Tomorrow, people around the world will celebrate a very unusual happening on a Jewish festival some 2000 years ago. Read the account here.
But let’s back up a bit. One can read the Old Testament as the story of a tribal religion. By “tribal” I mean proprietary – belonging to a specific group of people. The religion of the descendants of Abraham came to them in their language, it is full of their stories about their God.
There are many tribal religions which also belong to people of a common ancestry, who share the same customs and usually the same language. Most tribal religions respect other peoples who have their own gods and religious practices.
A careful reading of the Old Testament shows that God had universal ambitions when he choose to start with Abraham and his descendants. Which brings us to the first festival of Pentecost after Jesus was crucified. Something happened there which shook to the core the idea that Jesus had come to fulfill the aspirations of only a limited group of people – everyone started hearing about the glory of God proclaimed in their own language. Tribal religions are almost always locked up in one language. Here was something different.
From that day, Christianity has been a religion which is not tied to one culture or one language. Instead, it permeated Roman society and the Greek language, breaking free from any tribal identity. Other events, such as those Peter experienced with Cornelius came along to confirm and seal the breakout. The Apostle Paul wrote against those who wanted to tie Christianity to tribal roots. Occasionally some try again to make Christianity a tribal religion – attempting to tie it to a particular language, nation and/or customs. But it never lasts.

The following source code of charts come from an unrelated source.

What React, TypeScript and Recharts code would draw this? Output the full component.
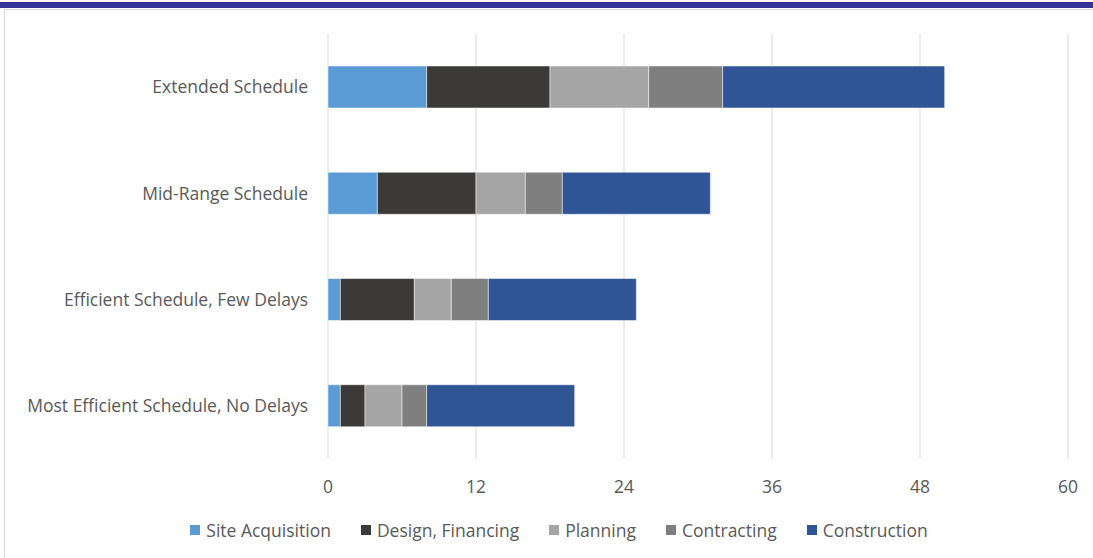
import { BarChart, Bar, XAxis, YAxis, CartesianGrid, Legend } from 'recharts';

// schedule scenarios, top to bottom
const schedules = [
  'Extended Schedule',
  'Mid-Range Schedule',
  'Efficient Schedule, Few Delays',
  'Most Efficient Schedule, No Delays',
];

// months spent in each phase
const siteAcquisition = [8, 4, 1, 1];
const designFinancing = [10, 8, 6, 2];
const planning = [8, 4, 3, 3];
const contracting = [6, 3, 3, 2];
const construction = [18, 12, 12, 12];

const xTicks = [0, 12, 24, 36, 48, 60];

const phases = [
  { key: 'site', name: 'Site Acquisition', values: siteAcquisition, color: '#5B9BD5' },
  { key: 'design', name: 'Design, Financing', values: designFinancing, color: '#3B3A38' },
  { key: 'planning', name: 'Planning', values: planning, color: '#A5A5A5' },
  { key: 'contracting', name: 'Contracting', values: contracting, color: '#7F7F7F' },
  { key: 'construction', name: 'Construction', values: construction, color: '#2F5597' },
];

const data = schedules.map((name, i) => {
  const row: Record<string, string | number> = { name };
  phases.forEach((p) => {
    row[p.key] = p.values[i];
  });
  return row;
});

const FONT = '"Open Sans", sans-serif';
const TEXT = '#595959';
const FS = 17.5;

// legend drawn as small squares followed by the phase name
const PhaseLegend = () => (
  <div
    style={{
      display: 'flex',
      justifyContent: 'center',
      gap: 30,
      fontFamily: FONT,
      fontSize: FS,
      color: TEXT,
      lineHeight: '22px',
      paddingLeft: 50,
    }}
  >
    {phases.map((p) => (
      <div key={p.key} style={{ display: 'flex', alignItems: 'center' }}>
        <span style={{ width: 10, height: 10, background: p.color, marginRight: 6, display: 'inline-block' }} />
        <span>{p.name}</span>
      </div>
    ))}
  </div>
);

export default function App() {
  return (
    <div style={{ position: 'absolute', left: 0, top: 0, width: 1093, height: 558, background: '#fff', overflow: 'hidden' }}>
      {/* header band and frame */}
      <div style={{ position: 'absolute', left: 0, top: 2, width: 1093, height: 6, background: '#333399' }} />
      <div style={{ position: 'absolute', left: 4, top: 9, width: 1100, height: 560, border: '1px solid #D9D9D9' }} />
      <div style={{ position: 'absolute', left: 0, top: 0 }}>
        <BarChart
          width={1093}
          height={558}
          data={data}
          layout="vertical"
          margin={{ top: 34, right: 25, bottom: 17, left: 0 }}
          barSize={42}
        >
          <CartesianGrid horizontal={false} stroke="#D9D9D9" strokeWidth={1} />
          <XAxis
            type="number"
            domain={[0, 60]}
            ticks={xTicks}
            axisLine={false}
            tickLine={false}
            tickSize={0}
            tickMargin={22}
            height={60}
            tick={{ fill: TEXT, fontSize: FS, fontFamily: FONT }}
            interval={0}
          />
          <YAxis
            type="category"
            dataKey="name"
            width={328}
            axisLine={false}
            tickLine={false}
            tickSize={0}
            tickMargin={20}
            tick={{ fill: TEXT, fontSize: FS, fontFamily: FONT }}
            interval={0}
          />
          <Legend verticalAlign="bottom" content={<PhaseLegend />} />
          {phases.map((p) => (
            <Bar
              key={p.key}
              dataKey={p.key}
              name={p.name}
              stackId="a"
              fill={p.color}
              stroke="#FFFFFF"
              strokeWidth={0.5}
              isAnimationActive={false}
            />
          ))}
        </BarChart>
      </div>
    </div>
  );
}
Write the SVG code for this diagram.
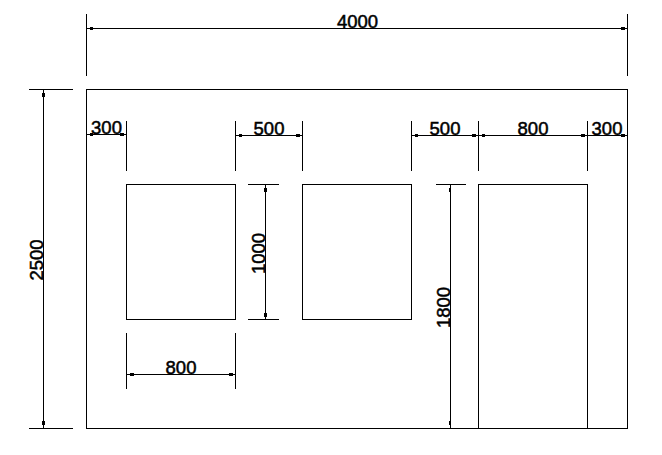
<svg xmlns="http://www.w3.org/2000/svg" width="662" height="455" viewBox="0 0 662 455">
<style>
.o{fill:none;stroke:#000;stroke-width:1;shape-rendering:crispEdges}
.t{fill:#000;stroke:none;shape-rendering:crispEdges}
text{font-family:"Liberation Sans",Arial,sans-serif;font-size:18.5px;fill:#000;stroke:#000;stroke-width:.5;text-anchor:middle}
</style>
<rect width="662" height="455" fill="#fff"/>
<g id="wall"><rect class="o" x="86.5" y="89.5" width="541" height="339"/></g>
<g id="window-left"><rect class="o" x="126.5" y="184.5" width="109" height="135"/></g>
<g id="window-right"><rect class="o" x="302.5" y="184.5" width="109" height="135"/></g>
<g id="door"><path class="o" d="M478.5 428.5V184.5H587.5V428.5"/></g>
<g id="connectors">
<path class="o" d="M86.5 14V76M627.5 14V76M86 28.500H628"/>
<path class="o" d="M29 89.500H73M29 428.500H73M43.500 89V429"/>
<path class="o" d="M126.500 121V171M235.500 121V171M302.500 121V171M411.500 121V171M478.500 121V171M587.500 121V171"/>
<path class="o" d="M86 134.500H127M235 135.500H303M411 135.500H479M478 135.500H588M587 135.500H628"/>
<path class="o" d="M248 184.500H279M248 319.500H279M265.500 184V320"/>
<path class="o" d="M436 184.500H466M450.500 184V429"/>
<path class="o" d="M126.500 333V389M235.500 333V389M126 374.500H236"/>
<rect class="t" x="90" y="27" width="3" height="3"/>
<rect class="t" x="621" y="27" width="4" height="3"/>
<rect class="t" x="42" y="93" width="3" height="4"/>
<rect class="t" x="42" y="421" width="3" height="4"/>
<rect class="t" x="90" y="133" width="3" height="3"/>
<rect class="t" x="120" y="133" width="4" height="3"/>
<rect class="t" x="239" y="134" width="3" height="3"/>
<rect class="t" x="296" y="134" width="4" height="3"/>
<rect class="t" x="415" y="134" width="3" height="3"/>
<rect class="t" x="472" y="134" width="4" height="3"/>
<rect class="t" x="482" y="134" width="3" height="3"/>
<rect class="t" x="581" y="134" width="4" height="3"/>
<rect class="t" x="621" y="134" width="4" height="3"/>
<rect class="t" x="264" y="188" width="3" height="4"/>
<rect class="t" x="264" y="313" width="3" height="4"/>
<rect class="t" x="449" y="188" width="2" height="4"/>
<rect class="t" x="449" y="421" width="2" height="4"/>
<rect class="t" x="130" y="373" width="4" height="3"/>
<rect class="t" x="229" y="373" width="4" height="3"/>
</g>
<g id="labels">
<text x="357.500" y="28">4000</text>
<text x="106.500" y="134">300</text>
<text x="269" y="135">500</text>
<text x="445" y="135">500</text>
<text x="533" y="135">800</text>
<text x="607" y="135">300</text>
<text x="181" y="374">800</text>
<text transform="translate(43 260) rotate(-90)">2500</text>
<text transform="translate(265 253.500) rotate(-90)">1000</text>
<text transform="translate(450 307.500) rotate(-90)">1800</text>
</g>
</svg>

There are two ways to be a universal religion. One is to assimilate everyone into your tribe. In this method, everyone will eventually have the same customs, perhaps speak the same language, have the same religious practices, and believe the same religious teachings. The other is the path God has taken Christianity where the person at the heart of the religion, Jesus, comes into languages and cultures and they develop an allegiance to Him while continuing to speak their languages and practice their culture – building houses as they did, singing the same kind of music they always did, being proud of their people’s history and achievements, and so on. Christianity does not seek to assimilate all cultures, even if some of its proponents sometimes mistakenly try to do that. Christianity translates itself into the languages and cultural forms of people.
Christianity does not erase culture, but weaves itself into the culture to create a rich tapestry – Rev. Prof. J D Ekem
If God had hired the most successful advertising agency to put on an event to illustrate that faith him is not a tribal thing, that agency could not have come up with a more convincing and significant event than the one described in Acts chapter 2. All those people, who had been assimilated into Judaism and had come to the center of that faith, Jerusalem, to worship each heard in their own languages – languages hitherto reserved for their tribal religions. Amazing.